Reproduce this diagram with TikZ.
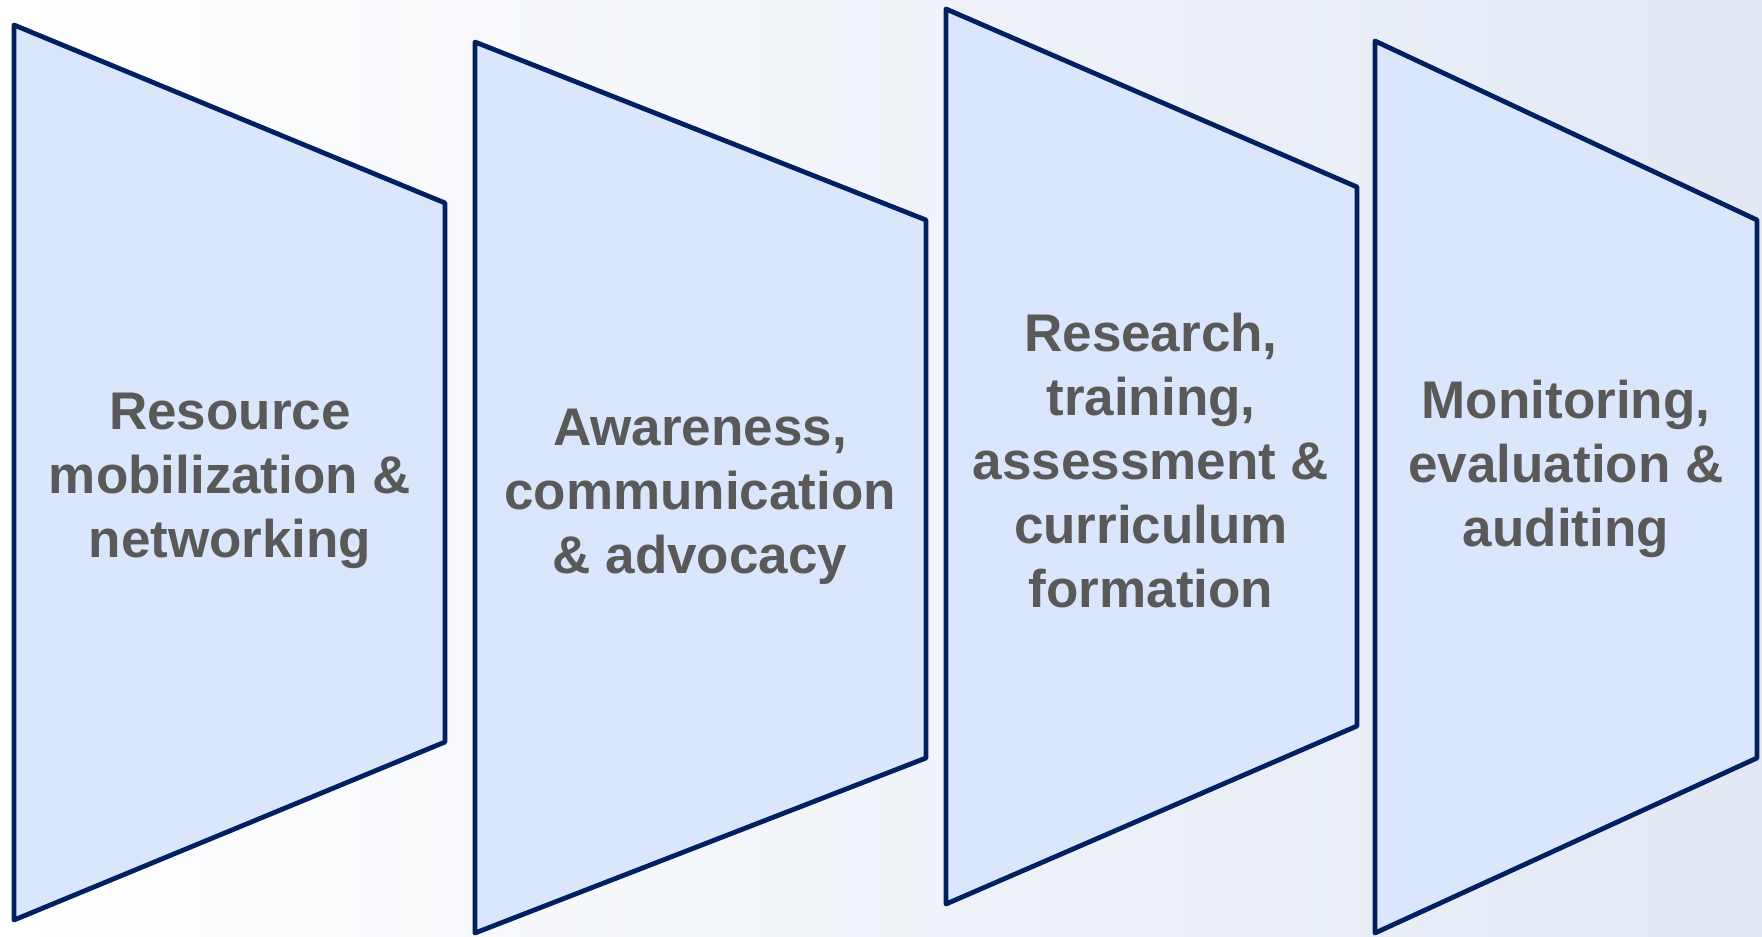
\documentclass[tikz,border=0pt]{standalone}
\usepackage{fontspec}
\setmainfont{Liberation Sans}
\definecolor{edge}{HTML}{002060}
\definecolor{panel}{HTML}{D9E6FC}
\definecolor{txt}{HTML}{595959}
\definecolor{bgright}{HTML}{E2E9F4}
\tikzset{
  panelshape/.style={draw=edge, fill=panel, line width=2.4pt, line join=round},
  label/.style={text=txt, align=center, font=\bfseries\fontsize{26.5}{32}\selectfont, inner sep=0pt}
}
\begin{document}
\begin{tikzpicture}[x=0.5pt,y=-0.5pt]
\useasboundingbox (0,0) rectangle (1762,937);
\shade[left color=white, right color=bgright] (0,0) rectangle (1762,937);
% panels
\draw[panelshape] (14,25) -- (445,203) -- (445,742) -- (14,920) -- cycle;
\draw[panelshape] (475,42) -- (926,220) -- (926,758) -- (475,933) -- cycle;
\draw[panelshape] (946,9) -- (1357,187) -- (1357,726) -- (946,904) -- cycle;
\draw[panelshape] (1375,41) -- (1757,220) -- (1757,758) -- (1375,933) -- cycle;
% labels
\node[label] (t1) at (230,481) {Resource\\mobilization \&\\networking};
\node[label] (t2) at (700,497) {Awareness,\\communication\\\& advocacy};
\node[label] (t3) at (1151,461) {Research,\\training,\\assessment \&\\curriculum\\formation};
\node[label] (t4) at (1566,469) {Monitoring,\\evaluation \&\\auditing};
\end{tikzpicture}
\end{document}
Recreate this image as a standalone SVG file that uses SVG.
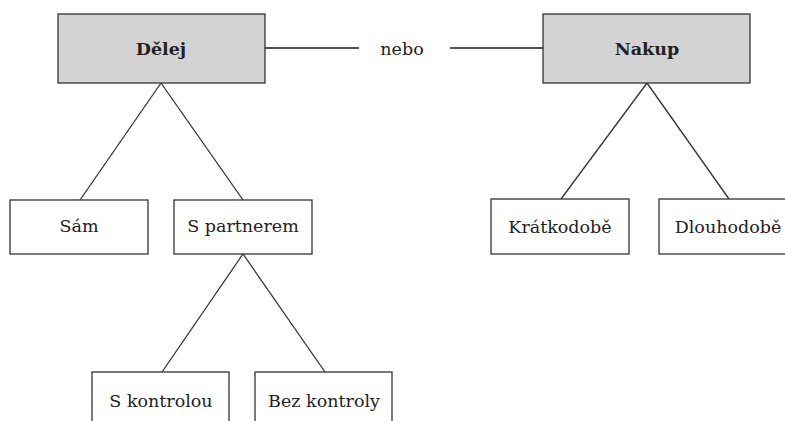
<svg xmlns="http://www.w3.org/2000/svg" width="785" height="421" viewBox="0 0 785 421">
<style>
.box{fill:#fff;stroke:#333;stroke-width:1.3}
.top{fill:#d3d3d3;stroke:#333;stroke-width:1.3}
text{font-family:'DejaVu Serif','Liberation Serif',serif;font-size:17.5px;fill:#222;text-anchor:middle}
.b{font-weight:bold}
.c{stroke:#333;stroke-width:1.3;fill:none}
.c2{stroke:#555;stroke-width:2;fill:none}
</style>
<rect width="785" height="421" fill="#fff"/>
<g id="connectors">
<line class="c" x1="161" y1="83" x2="80" y2="200"/>
<line class="c" x1="161" y1="83" x2="243" y2="200"/>
<line class="c" x1="243" y1="254" x2="162" y2="372"/>
<line class="c" x1="243" y1="254" x2="325" y2="372"/>
<line class="c" x1="647" y1="83" x2="561" y2="199"/>
<line class="c" x1="647" y1="83" x2="729" y2="199"/>
<line class="c2" x1="265" y1="48" x2="359" y2="48"/>
<line class="c2" x1="450" y1="48" x2="543" y2="48"/>
</g>
<g id="nebo"><text x="402" y="55">nebo</text></g>
<g id="delej"><rect class="top" x="58" y="14" width="207" height="69"/><text class="b" x="161" y="55">Dělej</text></g>
<g id="nakup"><rect class="top" x="543" y="14" width="207" height="69"/><text class="b" x="647" y="55">Nakup</text></g>
<g id="sam"><rect class="box" x="10" y="200" width="138" height="54"/><text x="79" y="232">Sám</text></g>
<g id="spartnerem"><rect class="box" x="174" y="200" width="138" height="54"/><text x="243" y="232">S partnerem</text></g>
<g id="kratkodobe"><rect class="box" x="491" y="199" width="138" height="55"/><text x="560" y="233">Krátkodobě</text></g>
<g id="dlouhodobe"><rect class="box" x="659" y="199" width="138" height="55"/><text x="728" y="233">Dlouhodobě</text></g>
<g id="skontrolou"><rect class="box" x="92" y="372" width="137" height="56"/><text x="161" y="407">S kontrolou</text></g>
<g id="bezkontroly"><rect class="box" x="255" y="372" width="137" height="56"/><text x="324" y="407">Bez kontroly</text></g>
</svg>
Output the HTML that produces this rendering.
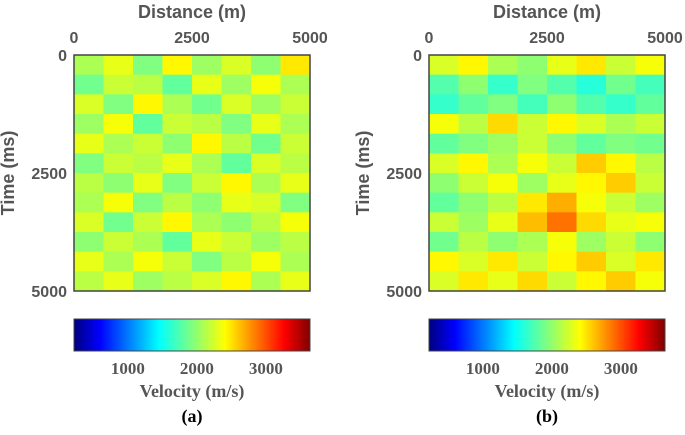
<!DOCTYPE html>
<html><head><meta charset="utf-8">
<style>
body{margin:0;background:#fff;}
svg text{font-family:"Liberation Sans",sans-serif;fill:#555;font-weight:bold;}
svg text.serif{font-family:"Liberation Serif",serif;}
</style></head>
<body>
<svg id="fig" width="685" height="430" viewBox="0 0 685 430" xmlns="http://www.w3.org/2000/svg">
<defs>
<linearGradient id="jet" x1="0" x2="1" y1="0" y2="0">
<stop offset="0" stop-color="#00007f"/><stop offset="0.11" stop-color="#0000ff"/>
<stop offset="0.36" stop-color="#00ffff"/><stop offset="0.5" stop-color="#7fff7f"/>
<stop offset="0.64" stop-color="#ffff00"/><stop offset="0.89" stop-color="#ff0000"/>
<stop offset="1" stop-color="#7f0000"/></linearGradient>
</defs>
<g id="pa"></g>
<g id="pb"></g>
</svg>
<script>
const distTicks=[0,2500,5000];
const timeTicks=[0,2500,5000];
const cbTicks=[1000,2000,3000];
const vMin=220, vMax=3640;
const gridA=[
[2080,2280,1930,2380,2030,2230,1980,2430],
[1880,2180,2130,1830,2280,2030,2330,2080],
[2230,1930,2380,2080,1880,2230,2030,2180],
[2030,2330,1830,2180,2130,1930,2280,2080],
[2280,2080,2180,1980,2380,2130,1880,2180],
[1930,2180,2130,2280,2080,1830,2230,2130],
[2130,1980,2280,1930,2180,2380,2080,2280],
[2080,2330,1930,2130,1980,2280,2230,1930],
[2230,1880,2180,2380,2080,1980,2130,2330],
[1980,2180,2080,1830,2280,2180,2030,2130],
[2280,2080,2330,2180,1930,2130,2330,2080],
[2130,2280,2030,2130,2230,2380,2080,2280]];
const gridB=[
[2230,2380,2080,1980,2280,2430,2180,2330],
[1780,1980,1680,1930,1780,1630,1880,1730],
[1680,1830,1930,1730,1980,1780,1680,1830],
[2330,2130,2480,2180,2380,2230,2080,2180],
[1830,1930,2030,2180,1980,1830,1930,1880],
[2230,2380,2080,2330,2180,2530,2380,2130],
[1980,2180,2330,2030,2280,2380,2530,2180],
[1830,1980,2130,2430,2630,2330,2180,2030],
[2180,2030,2280,2580,2830,2480,2280,2330],
[1880,2130,1980,2080,2330,2030,2180,1980],
[2380,2230,2430,2180,2380,2530,2230,2430],
[2230,2430,2280,2480,2180,2380,2530,2330]];
const NS="http://www.w3.org/2000/svg";
function jet(v){let t=(v-vMin)/(vMax-vMin);t=Math.max(0,Math.min(1,t));
 const f=x=>Math.max(0,Math.min(1,1.5-Math.abs(4*t-x)));
 return `rgb(${Math.round(255*f(3))},${Math.round(255*f(2))},${Math.round(255*f(1))})`;}
function mk(tag,attrs,parent,text){const e=document.createElementNS(NS,tag);for(const k in attrs)e.setAttribute(k,attrs[k]);if(text!==undefined)e.textContent=text;parent.appendChild(e);return e;}
function panel(g,x0,grid,label){
 const y0=55,W=236,H=236;
 const xs=d=>x0+d/5000*W, ys=d=>y0+d/5000*H;
 const rows=grid.length, cols=grid[0].length, cw=W/cols, ch=H/rows;
 grid.forEach((row,r)=>row.forEach((v,c)=>{
  const e=mk('rect',{x:x0+c*cw,y:y0+r*ch,width:cw+0.5,height:ch+0.5,fill:jet(v)},g);
  
  
 }));
 const fr=mk('rect',{x:x0,y:y0,width:W,height:H,fill:'none',stroke:'#444','stroke-width':1.5},g);
 
 distTicks.forEach(d=>{const t=mk('text',{x:xs(d),y:43,'text-anchor':'middle','font-size':16},g,d);
  });
 timeTicks.forEach(d=>{const t=mk('text',{x:x0-7,y:ys(d)+6,'text-anchor':'end','font-size':16},g,d);
  });
 const xt=mk('text',{x:x0+W/2,y:18,'text-anchor':'middle','font-size':18},g,'Distance (m)');
 
 const yt=mk('text',{x:0,y:0,'text-anchor':'middle','font-size':18,transform:`translate(${x0-60},${y0+H/2}) rotate(-90)`},g,'Time (ms)');
 
 const cb=mk('rect',{x:x0,y:319,width:W,height:32,fill:'url(#jet)',stroke:'#444','stroke-width':1},g);
 
 cbTicks.forEach(v=>{const t=mk('text',{class:'serif',x:x0+(v-vMin)/(vMax-vMin)*W,y:374,'text-anchor':'middle','font-size':17},g,v);
  });
 const ct=mk('text',{class:'serif',x:x0+W/2,y:397,'text-anchor':'middle','font-size':18},g,'Velocity (m/s)');
 
 const pl=mk('text',{class:'serif',x:x0+W/2,y:422,'text-anchor':'middle','font-size':18,style:'fill:#000'},g,label);
 
}
panel(document.getElementById('pa'),74,gridA,'(a)');
panel(document.getElementById('pb'),429,gridB,'(b)');
</script>
</body></html>
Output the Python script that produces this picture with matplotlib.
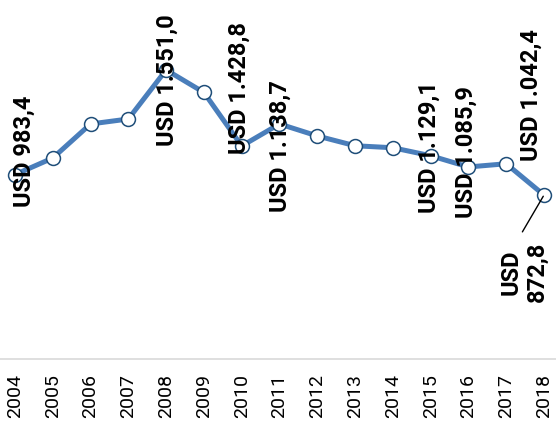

++++++

The exercise: Show each line in the entries that holds the string "Output".

Reply:
Output the HTML that produces this rendering.
Output the Python script that produces this picture with matplotlib.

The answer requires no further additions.